Task material —
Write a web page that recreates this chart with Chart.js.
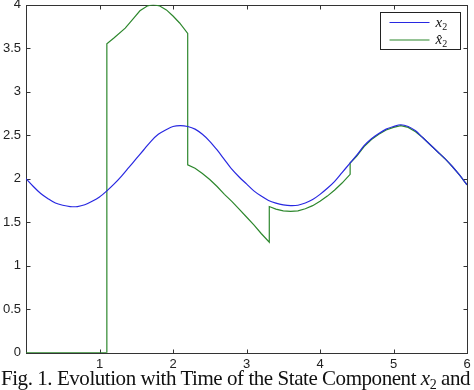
<!DOCTYPE html>
<html><head><meta charset="utf-8">
<script src="https://cdn.jsdelivr.net/npm/chart.js@4.4.1/dist/chart.umd.min.js"></script>
<style>
html,body{margin:0;padding:0;background:#fff;}
#wrap{position:relative;width:474px;height:390px;overflow:hidden;}
#c{position:absolute;left:0;top:0;}
#cap{position:absolute;left:1px;top:368px;font-family:"Liberation Serif",serif;font-size:21px;line-height:21px;letter-spacing:-0.45px;white-space:nowrap;color:#111;}
#cap i{font-style:italic;}
#cap sub{font-size:14px;vertical-align:-4px;line-height:0;}
</style></head><body>
<div id="wrap"><canvas id="c" width="474" height="390"></canvas>
<div id="cap">Fig. 1. Evolution with Time of the State Component <i>x</i><sub>2</sub> and</div></div>
<script>
const timeX2 = [0.0,0.1,0.2,0.3,0.4,0.5,0.6,0.7,0.8,0.9,1.0,1.1,1.2,1.3,1.4,1.5,1.6,1.7,1.8,1.9,2.0,2.1,2.2,2.3,2.4,2.5,2.6,2.7,2.8,2.9,3.0,3.1,3.2,3.3,3.4,3.5,3.6,3.7,3.8,3.9,4.0,4.1,4.2,4.3,4.4,4.5,4.6,4.7,4.8,4.9,5.0,5.1,5.2,5.3,5.4,5.5,5.6,5.7,5.8,5.9,6.0];
const x2Values = [2.00,1.91,1.83,1.77,1.72,1.695,1.68,1.68,1.70,1.74,1.79,1.86,1.94,2.03,2.13,2.23,2.33,2.43,2.51,2.56,2.60,2.61,2.60,2.57,2.51,2.43,2.33,2.22,2.11,2.02,1.94,1.86,1.80,1.75,1.72,1.70,1.69,1.695,1.72,1.76,1.82,1.89,1.97,2.07,2.17,2.27,2.38,2.46,2.52,2.57,2.60,2.62,2.60,2.55,2.47,2.39,2.31,2.23,2.14,2.04,1.93];
const x2HatTime = [0,1.1,1.1,1.2,1.35,1.46,1.55,1.65,1.73,1.82,1.91,2.0,2.09,2.2,2.2,2.3,2.4,2.5,2.6,2.7,2.8,2.9,3.0,3.1,3.2,3.31,3.31,3.4,3.5,3.6,3.7,3.8,3.9,4.0,4.1,4.2,4.3,4.41,4.41,4.5,4.6,4.7,4.8,4.9,5.0,5.1,5.2,5.3,5.4,5.5,5.6,5.7,5.8,5.9,6.0];
const x2HatValues = [0,0,3.55,3.62,3.73,3.84,3.93,3.985,4.0,3.985,3.94,3.87,3.79,3.67,2.16,2.12,2.06,1.99,1.91,1.82,1.74,1.65,1.56,1.47,1.37,1.27,1.68,1.65,1.63,1.625,1.63,1.655,1.69,1.74,1.80,1.87,1.95,2.05,2.18,2.26,2.37,2.45,2.51,2.56,2.59,2.61,2.59,2.54,2.47,2.39,2.31,2.23,2.14,2.04,1.93];
const xTickLabels = ['', '1', '2', '3', '4', '5', '6'];
const yTickLabels = ['0', '0.5', '1', '1.5', '2', '2.5', '3', '3.5', '4'];
const legendBase = ['x', 'x\u0302'];
const legendSub = ['2', '2'];

const framePlugin = {
  id: 'frame',
  beforeDatasetsDraw(chart) {
    const {ctx, chartArea: a, scales: {x, y}} = chart;
    ctx.save();
    ctx.strokeStyle = '#333';
    ctx.lineWidth = 1;
    const l = Math.round(a.left) + 0.5, r = Math.round(a.right) + 0.5;
    const t = Math.round(a.top) + 0.5, b = Math.round(a.bottom) + 0.5;
    ctx.strokeRect(l, t, r - l, b - t);
    const L = 4;
    ctx.beginPath();
    x.ticks.forEach(tk => {
      const px = Math.round(x.getPixelForValue(tk.value)) + 0.5;
      ctx.moveTo(px, b); ctx.lineTo(px, b - L);
      ctx.moveTo(px, t); ctx.lineTo(px, t + L);
    });
    y.ticks.forEach(tk => {
      const py = Math.round(y.getPixelForValue(tk.value)) + 0.5;
      ctx.moveTo(l, py); ctx.lineTo(l + L, py);
      ctx.moveTo(r, py); ctx.lineTo(r - L, py);
    });
    ctx.stroke();
    ctx.restore();
  },
  afterDraw(chart) {
    const {ctx, chartArea: a} = chart;
    ctx.save();
    const bx = Math.round(a.right) - 86.5, by = Math.round(a.top) + 7.5, bw = 80, bh = 37;
    ctx.fillStyle = '#fff';
    ctx.fillRect(bx, by, bw, bh);
    ctx.strokeStyle = '#222';
    ctx.lineWidth = 1;
    ctx.strokeRect(bx, by, bw, bh);
    chart.data.datasets.forEach((ds, i) => {
      const yy = by + 10 + i * 17.5;
      ctx.strokeStyle = ds.borderColor;
      ctx.lineWidth = 1.2;
      ctx.beginPath();
      ctx.moveTo(bx + 9, yy); ctx.lineTo(bx + 49, yy);
      ctx.stroke();
      ctx.fillStyle = '#111';
      ctx.textBaseline = 'alphabetic';
      ctx.font = 'italic 15px "Liberation Serif"';
      ctx.fillText(legendBase[i], bx + 55, yy + 4);
      const w = ctx.measureText('x').width;
      ctx.font = '10px "Liberation Serif"';
      ctx.fillText(legendSub[i], bx + 55 + w, yy + 7);
    });
    ctx.restore();
  }
};

const tickFont = {family: '"Liberation Sans", Arial, sans-serif', size: 13};

new Chart(document.getElementById('c'), {
  type: 'line',
  data: {
    datasets: [
      {
        label: legendBase[0] + legendSub[0],
        data: timeX2.map((t, i) => ({x: t, y: x2Values[i]})),
        borderColor: 'rgb(40,40,225)',
        borderWidth: 1.2,
        pointRadius: 0,
        tension: 0.3,
        fill: false
      },
      {
        label: legendBase[1] + legendSub[1],
        data: x2HatTime.map((t, i) => ({x: t, y: x2HatValues[i]})),
        borderColor: 'rgb(45,135,45)',
        borderWidth: 1.2,
        pointRadius: 0,
        tension: 0,
        fill: false
      }
    ]
  },
  options: {
    responsive: false,
    animation: false,
    layout: {padding: {top: 4.7, right: 7, left: 0, bottom: 0}},
    plugins: {legend: {display: false}, tooltip: {enabled: false}, title: {display: false}},
    scales: {
      x: {
        type: 'linear', min: 0, max: 6,
        grid: {display: false, drawTicks: false},
        border: {display: false},
        ticks: {stepSize: 1, padding: 4, color: '#222', font: tickFont, maxRotation: 0,
                callback: v => xTickLabels[Math.round(v)] ?? ''},
        afterFit: s => { s.height = 37.3; s.paddingLeft = 0; s.paddingRight = 0; }
      },
      y: {
        type: 'linear', min: 0, max: 4,
        grid: {display: false, drawTicks: false},
        border: {display: false},
        ticks: {stepSize: 0.5, padding: 5, color: '#222', font: tickFont,
                callback: v => yTickLabels[Math.round(v * 2)] ?? ''},
        afterFit: s => { s.width = 26; s.paddingTop = 0; s.paddingBottom = 0; }
      }
    }
  },
  plugins: [framePlugin]
});
</script>
</body></html>
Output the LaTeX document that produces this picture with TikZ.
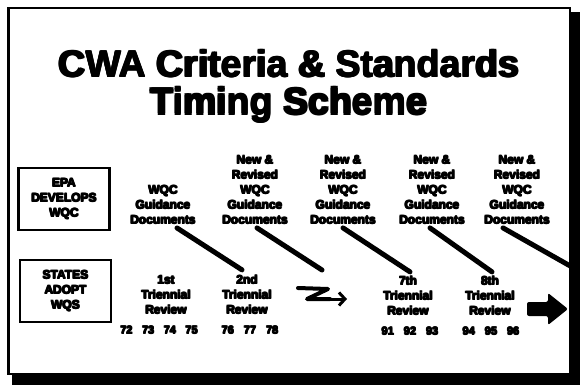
\documentclass[tikz,border=0pt]{standalone}
\usepackage{fontspec}
\usetikzlibrary{arrows.meta}
\newfontfamily\hvsans{Liberation Sans}

% overprinted copies give the letters a heavier stroke
\newdimen\hvd
\hvd=1pt
\newcommand\hv[1]{\leavevmode\hbox{%
  \rlap{\kern\hvd#1}%
  \rlap{\raise\hvd\hbox{#1}}%
  \rlap{\kern\hvd\raise\hvd\hbox{#1}}%
  \rlap{\kern.5\hvd\raise.5\hvd\hbox{#1}}%
  #1\kern\hvd}}
\newcommand\ttlfont{\hvsans\bfseries\fontsize{37.5}{39}\selectfont\hvd=1.6pt\relax}
\newcommand\lblfont{\hvsans\bfseries\fontsize{12}{15}\selectfont}
\newcommand\yrsfont{\hvsans\bfseries\fontsize{11}{13}\selectfont}

\tikzset{
  ttl/.style={font=\ttlfont, inner sep=0pt, anchor=base},
  lbl/.style={font=\lblfont, align=center, inner sep=0pt},
  yrs/.style={font=\yrsfont, inner sep=0pt},
  actbox/.style={lbl, draw, line width=2.5pt, minimum width=91pt, minimum height=62pt},
  link/.style={line width=5pt, line cap=round},
}

\begin{document}
\begin{tikzpicture}[x=1pt, y=-1pt]
  \useasboundingbox (0,0) rectangle (580,385);
  \fill[white] (0,0) rectangle (580,385);

  % title
  \node[ttl] (t1) at (289,78) {\hv{CWA Criteria \& Standards}};
  \node[ttl] (t2) at (289,115) {\hv{Timing Scheme}};

  % row headings
  \node[actbox] (epa) at (64,199) {\hv{EPA}\\\hv{DEVELOPS}\\\hv{WQC}};
  \node[actbox] (states) at (65.5,291) {\hv{STATES}\\\hv{ADOPT}\\\hv{WQS}};

  % guidance documents
  \node[lbl] (d1) at (163,205) {\hv{WQC}\\\hv{Guidance}\\\hv{Documents}};
  \node[lbl] (d2) at (255,190) {\hv{New \&}\\\hv{Revised}\\\hv{WQC}\\\hv{Guidance}\\\hv{Documents}};
  \node[lbl] (d3) at (343,190) {\hv{New \&}\\\hv{Revised}\\\hv{WQC}\\\hv{Guidance}\\\hv{Documents}};
  \node[lbl] (d4) at (432,190) {\hv{New \&}\\\hv{Revised}\\\hv{WQC}\\\hv{Guidance}\\\hv{Documents}};
  \node[lbl] (d5) at (517,190) {\hv{New \&}\\\hv{Revised}\\\hv{WQC}\\\hv{Guidance}\\\hv{Documents}};

  % triennial reviews
  \node[lbl] (r1) at (166,295) {\hv{1st}\\\hv{Triennial}\\\hv{Review}};
  \node[lbl] (r2) at (247,295) {\hv{2nd}\\\hv{Triennial}\\\hv{Review}};
  \node[lbl] (r7) at (408,296) {\hv{7th}\\\hv{Triennial}\\\hv{Review}};
  \node[lbl] (r8) at (490,296) {\hv{8th}\\\hv{Triennial}\\\hv{Review}};
  \node[yrs] (y1) at (159,330) {\hv{72}\hspace{8.5pt}\hv{73}\hspace{8.5pt}\hv{74}\hspace{8.5pt}\hv{75}};
  \node[yrs] (y2) at (250,330) {\hv{76}\hspace{9pt}\hv{77}\hspace{9pt}\hv{78}};
  \node[yrs] (y7) at (410,331) {\hv{91}\hspace{9pt}\hv{92}\hspace{9pt}\hv{93}};
  \node[yrs] (y8) at (491,331) {\hv{94}\hspace{9pt}\hv{95}\hspace{9pt}\hv{96}};

  % links from each document set to the following review
  \coordinate (c2) at (322,270);
  \coordinate (c5) at (572,267);
  \draw[link] ([xshift=14pt,yshift=-3pt]d1.south) -- ([xshift=-5pt,yshift=5pt]r2.north);
  \draw[link] ([xshift=2pt,yshift=-3pt]d2.south) -- (c2);
  \draw[link] ([yshift=-3pt]d3.south) -- ([xshift=2pt,yshift=4pt]r7.north);
  \draw[link] ([xshift=-2pt,yshift=-3pt]d4.south) -- ([xshift=2pt,yshift=4pt]r8.north);
  \draw[link] ([xshift=-14pt,yshift=-3pt]d5.south) -- (c5);

  % time-break arrow
  \draw[line width=4pt, line join=round, line cap=round]
    (298,288) -- (328,289) -- (307,299) -- (330,299);
  \draw[line width=3pt, line cap=round, -{Straight Barb[length=6pt,width=13pt,line width=3pt]}]
    (326,299) -- (347,299);

  % continuation arrow
  \fill[rounded corners=2pt]
    (527,302) -- (548,302) -- (548,293) -- (568,309) -- (548,325) -- (548,316) -- (527,316) -- cycle;

  % frame with drop shadow
  \draw[line width=2.5pt] (8.5,8) rectangle (570,374);
  \fill (569,12) rectangle (580,385);
  \fill (12,373) rectangle (580,385);
\end{tikzpicture}
\end{document}
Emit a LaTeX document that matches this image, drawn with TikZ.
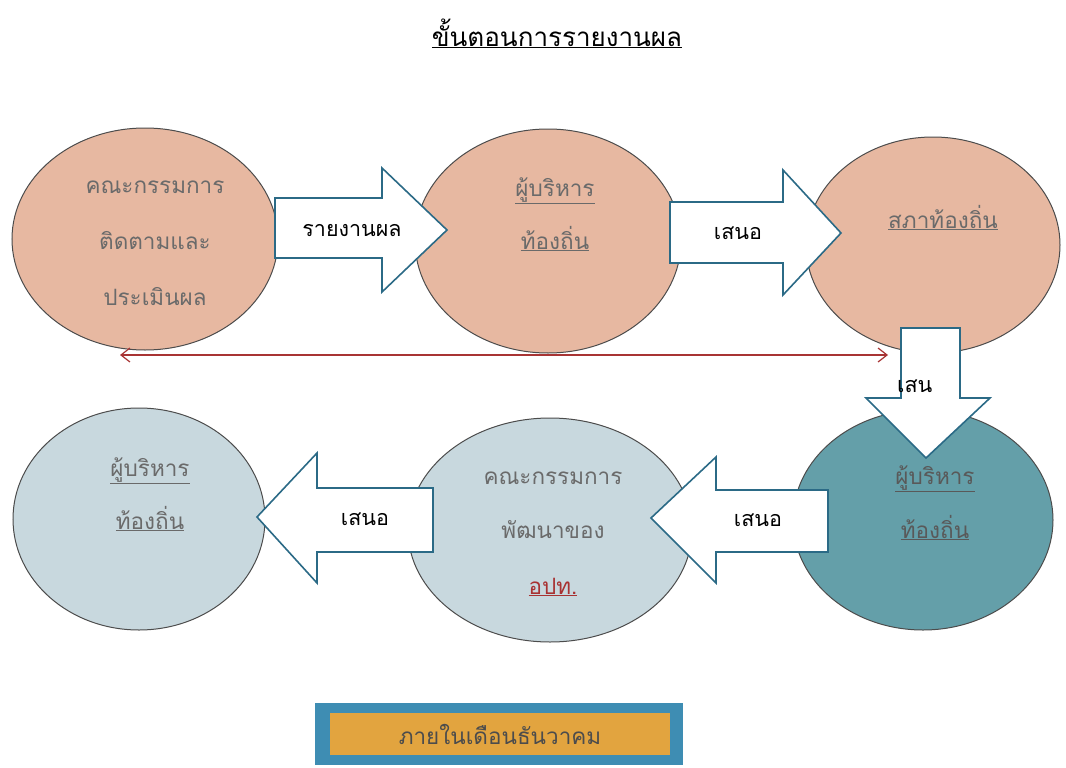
\documentclass[tikz,border=0pt]{standalone}
\usepackage{fontspec}
\newfontfamily\thai[Script=Thai]{Loma}
\usetikzlibrary{shapes.geometric,arrows.meta}
\definecolor{peach}{HTML}{E7B8A1}
\definecolor{paleblue}{HTML}{C8D8DE}
\definecolor{tealc}{HTML}{649FA9}
\definecolor{arrowline}{HTML}{2B6A86}
\definecolor{txtgrey}{HTML}{6A6A6A}
\definecolor{redline}{HTML}{A83434}
\definecolor{boxblue}{HTML}{3E8DB3}
\definecolor{boxorange}{HTML}{E2A43F}
\definecolor{darkred}{HTML}{A83232}
\begin{document}
\begin{tikzpicture}[x=1pt,y=-1pt,
  bubble/.style={ellipse, draw=gray!60!black, line width=1pt, inner sep=0},
  lbl/.style={font=\thai\fontsize{22.5}{26}\selectfont, text=txtgrey, inner sep=0, anchor=mid},
  blockarrow/.style={draw=arrowline, fill=white, line width=1.6pt, line join=miter},
  atext/.style={font=\thai\fontsize{21.5}{25}\selectfont, inner sep=0, anchor=mid}]
\useasboundingbox[fill=white] (0,0) rectangle (1066,768);

% title
\node[font=\thai\fontsize{26}{30}\selectfont, anchor=mid, inner sep=0] (title) at (557,44) {\underline{ขั้นตอนการรายงานผล}};

% ellipses
\node[bubble, fill=peach, minimum width=266pt, minimum height=222pt] (e1) at (145,239) {};
\node[bubble, fill=peach, minimum width=266pt, minimum height=224pt] (e2) at (548,241) {};
\node[bubble, fill=peach, minimum width=254pt, minimum height=216pt] (e3) at (933,245) {};
\node[bubble, fill=paleblue, minimum width=252pt, minimum height=222pt] (e4) at (139,519) {};
\node[bubble, fill=paleblue, minimum width=284pt, minimum height=224pt] (e5) at (550,530) {};
\node[bubble, fill=tealc, minimum width=260pt, minimum height=220pt] (e6) at (923,520) {};

% ellipse labels
\node[lbl] (l1a) at (155,191) {คณะกรรมการ};
\node[lbl] (l1b) at (155,247) {ติดตามและ};
\node[lbl] (l1c) at (155,303) {ประเมินผล};
\node[lbl] (l2a) at (555,194) {\underline{ผู้บริหาร}};
\node[lbl] (l2b) at (555,247) {\underline{ท้องถิ่น}};
\node[lbl] (l3a) at (943,226) {\underline{สภาท้องถิ่น}};
\node[lbl] (l4a) at (150,474) {\underline{ผู้บริหาร}};
\node[lbl] (l4b) at (150,527) {\underline{ท้องถิ่น}};
\node[lbl] (l5a) at (553,482) {คณะกรรมการ};
\node[lbl] (l5b) at (553,536) {พัฒนาของ};
\node[lbl, text=darkred] (l5c) at (553,592) {\underline{อปท.}};
\node[lbl, text=black!65] (l6a) at (935,482) {\underline{ผู้บริหาร}};
\node[lbl, text=black!65] (l6b) at (935,536) {\underline{ท้องถิ่น}};

% block arrows
\draw[blockarrow] (275,198) -- (382,198) -- (382,168) -- (447,230) -- (382,292) -- (382,258) -- (275,258) -- cycle;
\node[atext] (a1) at (352,234) {รายงานผล};
\draw[blockarrow] (670,202) -- (783,202) -- (783,170) -- (841,233) -- (783,295) -- (783,263) -- (670,263) -- cycle;
\node[atext] (a2) at (738,237) {เสนอ};
\draw[blockarrow] (433,488) -- (317,488) -- (317,453) -- (257,517) -- (317,583) -- (317,552) -- (433,552) -- cycle;
\node[atext] (a4) at (365,523) {เสนอ};
\draw[blockarrow] (828,490) -- (716,490) -- (716,457) -- (651,518) -- (716,583) -- (716,552) -- (828,552) -- cycle;
\node[atext] (a5) at (758,524) {เสนอ};

% red double arrow
\coordinate (rl) at (120,355);
\coordinate (rr) at (888,355);
\draw[redline, line width=1.2pt, {Straight Barb[length=9pt,width=14pt]}-{Straight Barb[length=9pt,width=14pt]}] (rl) -- (rr);

% down arrow
\draw[blockarrow] (901,328) -- (960,328) -- (960,398) -- (990,398) -- (926,458) -- (866,398) -- (901,398) -- cycle;
\node[atext, anchor=mid west] (a3) at (897,390) {เสน};

% bottom box
\node[fill=boxblue, minimum width=368pt, minimum height=62pt, inner sep=0] (boxo) at (499,734) {};
\node[fill=boxorange, minimum width=340pt, minimum height=42pt, inner sep=0, font=\thai\fontsize{22.5}{26}\selectfont, text=black!70] (boxi) at (500,734) {ภายในเดือนธันวาคม};
\end{tikzpicture}
\end{document}
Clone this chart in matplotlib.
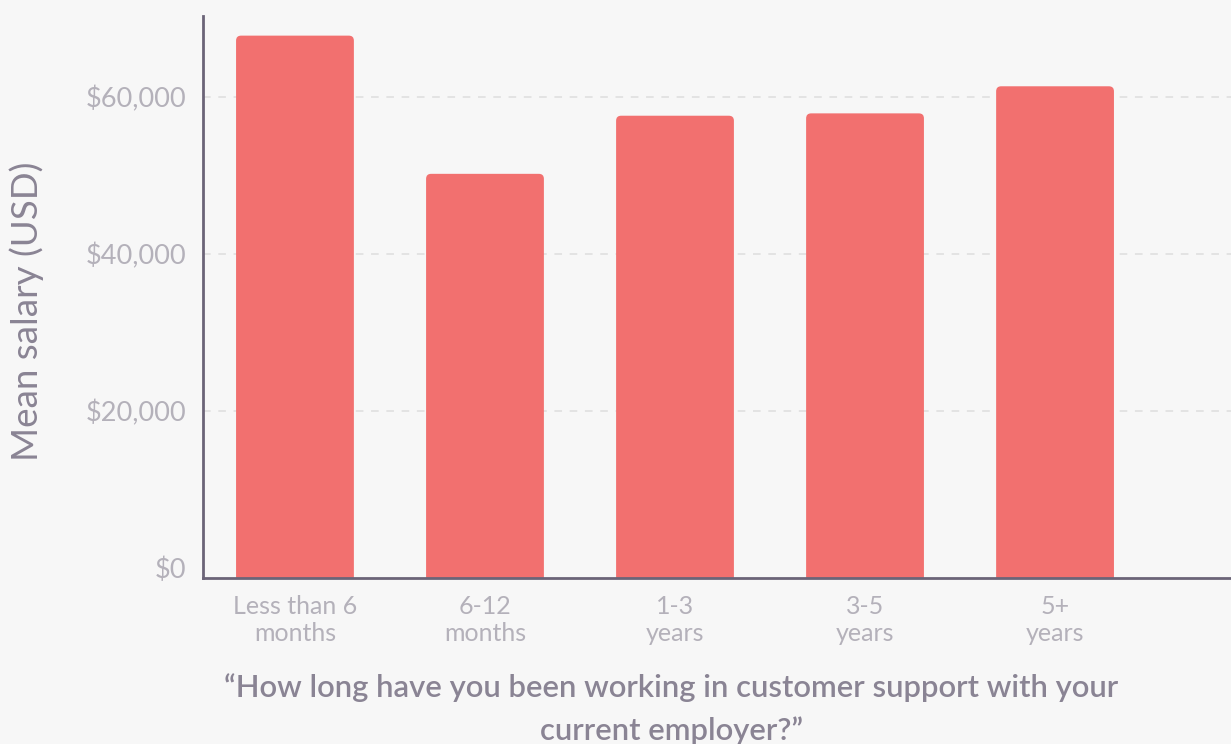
import matplotlib
matplotlib.use("Agg")
import matplotlib.pyplot as plt
from matplotlib.patches import FancyBboxPatch
from matplotlib.ticker import FuncFormatter

categories = ["Less than 6\nmonths", "6-12\nmonths", "1-3\nyears", "3-5\nyears", "5+\nyears"]
mean_salary = [67800, 50200, 57600, 57900, 61350]
y_ticks = [0, 20000, 40000, 60000]

BG = "#f7f7f7"
BAR = "#f2706f"
AXIS = "#6b6478"
TICK_TXT = "#b4b1ba"
LABEL_TXT = "#8a8494"

plt.rcParams["font.family"] = ["Lato", "DejaVu Sans"]

fig = plt.figure(figsize=(12.31, 7.44), dpi=100, facecolor=BG)
ax = fig.add_axes([203 / 1231, 166 / 744, 1028 / 1231, 562 / 744], facecolor=BG)

ymin, ymax = -1270, 70300
xs = list(range(len(categories)))
bars = ax.bar(xs, mean_salary, width=0.62, color=BAR, zorder=2)

# swap the plain rectangles for ones with rounded top corners
px_per_x = 190.0
px_per_y = 7.85 / 1000
r_x = 5 / px_per_x
for b in bars:
    x0, w, h = b.get_x(), b.get_width(), b.get_height()
    b.set_visible(False)
    bottom = ymin - 4000
    patch = FancyBboxPatch((x0, bottom), w, h - bottom,
                           boxstyle=f"round,pad=0,rounding_size={r_x}",
                           mutation_aspect=(5 / px_per_y) / r_x,
                           facecolor=BAR, edgecolor="none", zorder=2)
    ax.add_patch(patch)

ax.set_xlim(-0.484, 4.926)
ax.set_ylim(ymin, ymax)

ax.set_yticks(y_ticks)
ax.yaxis.set_major_formatter(FuncFormatter(lambda v, p: f"${v:,.0f}"))
ax.set_xticks(xs)
ax.set_xticklabels(categories, linespacing=1.25)

ax.tick_params(axis="y", length=0, pad=12, labelsize=19.5, labelcolor=TICK_TXT)
ax.tick_params(axis="x", length=0, pad=12, labelsize=18, labelcolor=TICK_TXT)

for t in y_ticks[1:]:
    ax.axhline(t, color="#dedede", lw=1.1, ls=(0, (5, 5)), zorder=1)

for s in ["top", "right"]:
    ax.spines[s].set_visible(False)
for s in ["left", "bottom"]:
    ax.spines[s].set_color(AXIS)
    ax.spines[s].set_linewidth(2)
    ax.spines[s].set_zorder(3)

fig.text(27 / 1231, 1 - 311 / 744, "Mean salary (USD)", rotation=90,
         ha="center", va="center", fontsize=26.5, color=LABEL_TXT)
fig.text(671 / 1231, 1 - 709 / 744,
         "\u201cHow long have you been working in customer support with your\ncurrent employer?\u201d",
         ha="center", va="center", fontsize=22.3, color=LABEL_TXT,
         fontweight="semibold", linespacing=1.6)

fig.savefig("out.png", dpi=100, facecolor=BG)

Instructions for the task —
Pull out all lines from the listing that contain the string "LaTeX".

Task solution —
Output the LaTeX document that produces this picture with TikZ.
Emit a LaTeX document that matches this image, drawn with TikZ.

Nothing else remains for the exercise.